The space shuttle Discovery launched into orbit on its final voyage Thursday afternoon, marking the culmination of nearly three decades of service.

The shuttle's last trip will take it to the International Space Station, allowing crews to install more storage space and perform some maintenance during scheduled spacewalks.

It's been a long time to get to this point for this mission. The first launch was scrubbed in November, when cracks were found on the external fuel tanks during the countdown.

It took until January for NASA to understand the cracking and to be assured the repairs would work. Then last month, the lead spacewalker was injured in a bicycle crash and had to be replaced on the crew.

The launch occurred just before 5 p.m. ET in Cape Canaveral, and thousands turned up to watch the event.

After Discovery returns from its 11-day mission, it will be retired, the first of three shuttles to be mothballed this year. NASA has decided to bring the shuttle program to an end, ushering an uncertain future for the U.S. space program.

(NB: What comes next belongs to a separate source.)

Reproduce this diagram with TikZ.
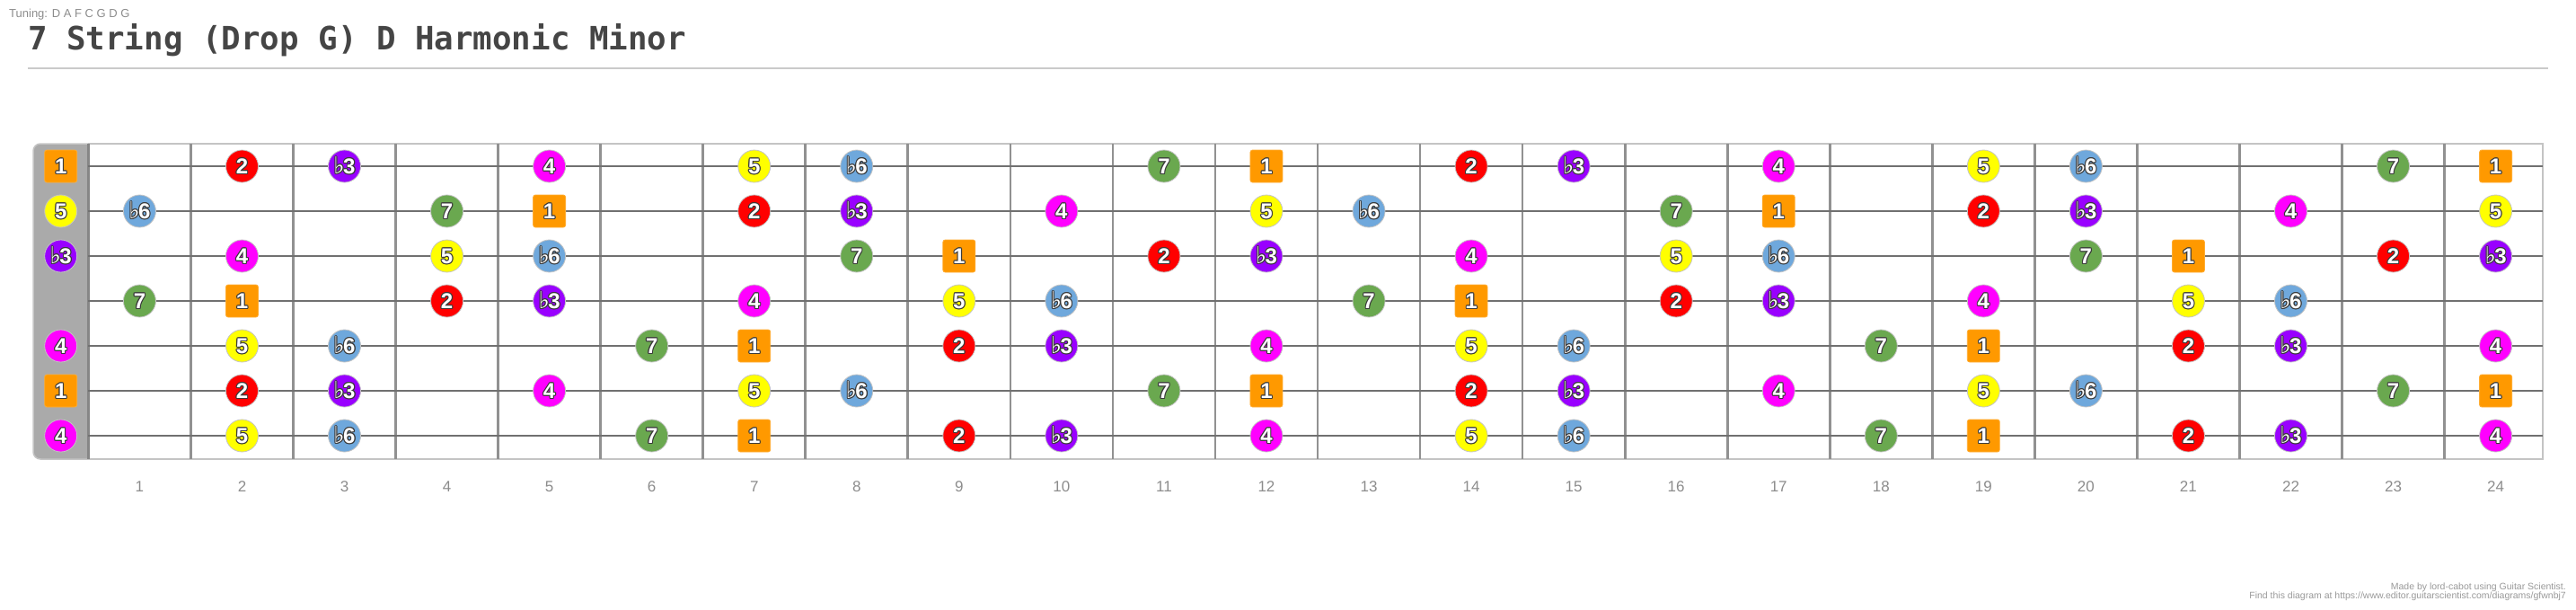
\documentclass[tikz,border=0pt]{standalone}
\usepackage{fontspec}
\setmainfont{Liberation Sans}
\newfontfamily\titlef{DejaVu Sans Mono}
\newfontfamily\flatf{DejaVu Sans}
\definecolor{cone}{HTML}{FF9900}
\definecolor{ctwo}{HTML}{FF0000}
\definecolor{cthree}{HTML}{9900FF}
\definecolor{cfour}{HTML}{FF00FF}
\definecolor{cfive}{HTML}{FFFF00}
\definecolor{csix}{HTML}{6FA8DC}
\definecolor{cseven}{HTML}{6AA84F}
\definecolor{olc}{HTML}{3A3A3A}
\definecolor{nutc}{HTML}{AAAAAA}
\definecolor{bordc}{HTML}{C4C4C4}
\definecolor{fretc}{HTML}{919191}
\definecolor{strc}{HTML}{707070}
\definecolor{numc}{HTML}{8C8C8C}
\definecolor{titlec}{HTML}{454545}
\definecolor{smallc}{HTML}{999999}
\newdimen\olw \olw=1.1pt
\newcommand\olt[1]{\leavevmode
 \rlap{\color{olc}\kern\olw#1}%
 \rlap{\color{olc}\kern-\olw#1}%
 \rlap{\color{olc}\raisebox{\olw}{#1}}%
 \rlap{\color{olc}\raisebox{-\olw}{#1}}%
 \rlap{\color{olc}\kern.7\olw\raisebox{.7\olw}{#1}}%
 \rlap{\color{olc}\kern-.7\olw\raisebox{.7\olw}{#1}}%
 \rlap{\color{olc}\kern.7\olw\raisebox{-.7\olw}{#1}}%
 \rlap{\color{olc}\kern-.7\olw\raisebox{-.7\olw}{#1}}%
 {\color{white}#1}}
\newcommand\flatsym{{\flatf\fontsize{26}{26}\selectfont ♭}\kern-1.5pt}
\newcommand\deglab[1]{\ifcase#1\or 1\or 2\or \flatsym 3\or 4\or 5\or \flatsym 6\or 7\fi}
\tikzset{
 notebase/.style={inner sep=0pt, minimum size=36pt, text height=17pt, text depth=0pt,
   font=\bfseries\fontsize{24}{24}\selectfont},
 dot/.style={notebase, circle, draw=bordc, line width=0.8pt},
 deg1/.style={notebase, rectangle, rounded corners=2.5pt, fill=cone, draw=cone!80!white, line width=0.8pt},
 deg2/.style={dot, fill=ctwo},
 deg3/.style={dot, fill=cthree},
 deg4/.style={dot, fill=cfour},
 deg5/.style={dot, fill=cfive},
 deg6/.style={dot, fill=csix},
 deg7/.style={dot, fill=cseven},
 fretline/.style={draw=fretc, line width=2.7pt},
 strline/.style={draw=strc, line width=2.7pt},
 fretnum/.style={text=numc, font=\fontsize{17}{17}\selectfont, inner sep=0pt},
}
\newcommand\placenotes[2]{%
 \foreach \f/\d in {#2}{%
   \pgfmathsetmacro\xx{\f==0 ? 67.7 : 98.4+(\f-0.5)*114.05}%
   \node[deg\d] (n#1-\f) at (\xx,{135+50*#1}) {\olt{\deglab\d}};
 }}
\begin{document}
\begin{tikzpicture}[x=1pt,y=-1pt]
\useasboundingbox (0,0) rectangle (2868,678);
% header
\node[anchor=base west, inner sep=0pt, text=numc, font=\fontsize{13}{13}\selectfont] (tuning) at (10,19) {Tuning: D A F C G D G};
\node[anchor=base west, inner sep=0pt, text=titlec, font=\titlef\bfseries\fontsize{35.8}{35.8}\selectfont] (title) at (31,55) {7 String (Drop G) D Harmonic Minor};
\draw[draw=bordc!90!white, line width=2pt] (31,76) coordinate (rulea) -- (2837,76) coordinate (ruleb);
% board
\filldraw[fill=nutc, draw=bordc, line width=1.5pt, rounded corners=8pt] (37,160) rectangle (130,511);
\filldraw[fill=white, draw=bordc, line width=1.5pt] (98.4,160) rectangle (2831,511);
\draw[draw=fretc!110, line width=3pt] (98.4,160) -- (98.4,511);
\foreach \k in {1,...,23}{
  \draw[fretline] ({98.4+\k*114.05},160) -- ({98.4+\k*114.05},511);
}
\foreach \s in {1,...,7}{
  \draw[strline] (98.4,{135+50*\s}) -- (2831,{135+50*\s});
}
\foreach \k in {1,...,24}{
  \node[fretnum] (fn\k) at ({98.4+(\k-0.5)*114.05},542) {\k};
}
% notes
\placenotes{1}{0/1,2/2,3/3,5/4,7/5,8/6,11/7,12/1,14/2,15/3,17/4,19/5,20/6,23/7,24/1}
\placenotes{2}{0/5,1/6,4/7,5/1,7/2,8/3,10/4,12/5,13/6,16/7,17/1,19/2,20/3,22/4,24/5}
\placenotes{3}{0/3,2/4,4/5,5/6,8/7,9/1,11/2,12/3,14/4,16/5,17/6,20/7,21/1,23/2,24/3}
\placenotes{4}{1/7,2/1,4/2,5/3,7/4,9/5,10/6,13/7,14/1,16/2,17/3,19/4,21/5,22/6}
\placenotes{5}{0/4,2/5,3/6,6/7,7/1,9/2,10/3,12/4,14/5,15/6,18/7,19/1,21/2,22/3,24/4}
\placenotes{6}{0/1,2/2,3/3,5/4,7/5,8/6,11/7,12/1,14/2,15/3,17/4,19/5,20/6,23/7,24/1}
\placenotes{7}{0/4,2/5,3/6,6/7,7/1,9/2,10/3,12/4,14/5,15/6,18/7,19/1,21/2,22/3,24/4}
% footer
\node[anchor=base east, inner sep=0pt, text=smallc, font=\fontsize{10.5}{10.5}\selectfont] (made) at (2857,656) {Made by lord-cabot using Guitar Scientist.};
\node[anchor=base east, inner sep=0pt, text=smallc, font=\fontsize{10.5}{10.5}\selectfont] (find) at (2857,666) {Find this diagram at https://www.editor.guitarscientist.com/diagrams/gfwnbj7};
\end{tikzpicture}
\end{document}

The White House has said it wants to retire the 30-year-old shuttle program to free NASA up for grander outer space travel, with plans to explore asteroids and Mars.

Discovery has had an impressive career since its first launch in 1984. It carried the Hubble Space Telescope into orbit in 1990 and returned veteran astronaut John Glenn to space at age 77. It's flown to the Space Station 12 times and spent a total of 352 days in space, circling the Earth 5,628 times.

For this final mission, the crew of six will be bringing up two major payloads.

One is a load of spare parts for the International Space Station. The other is a pressurized module, called the Permanent Multipurpose Module, which that will provide more working space on the space station.

The PMM will also carry Robonaut 2 -- better known as R2 -- the first human-like robot in space, which will become a permanent resident of the station.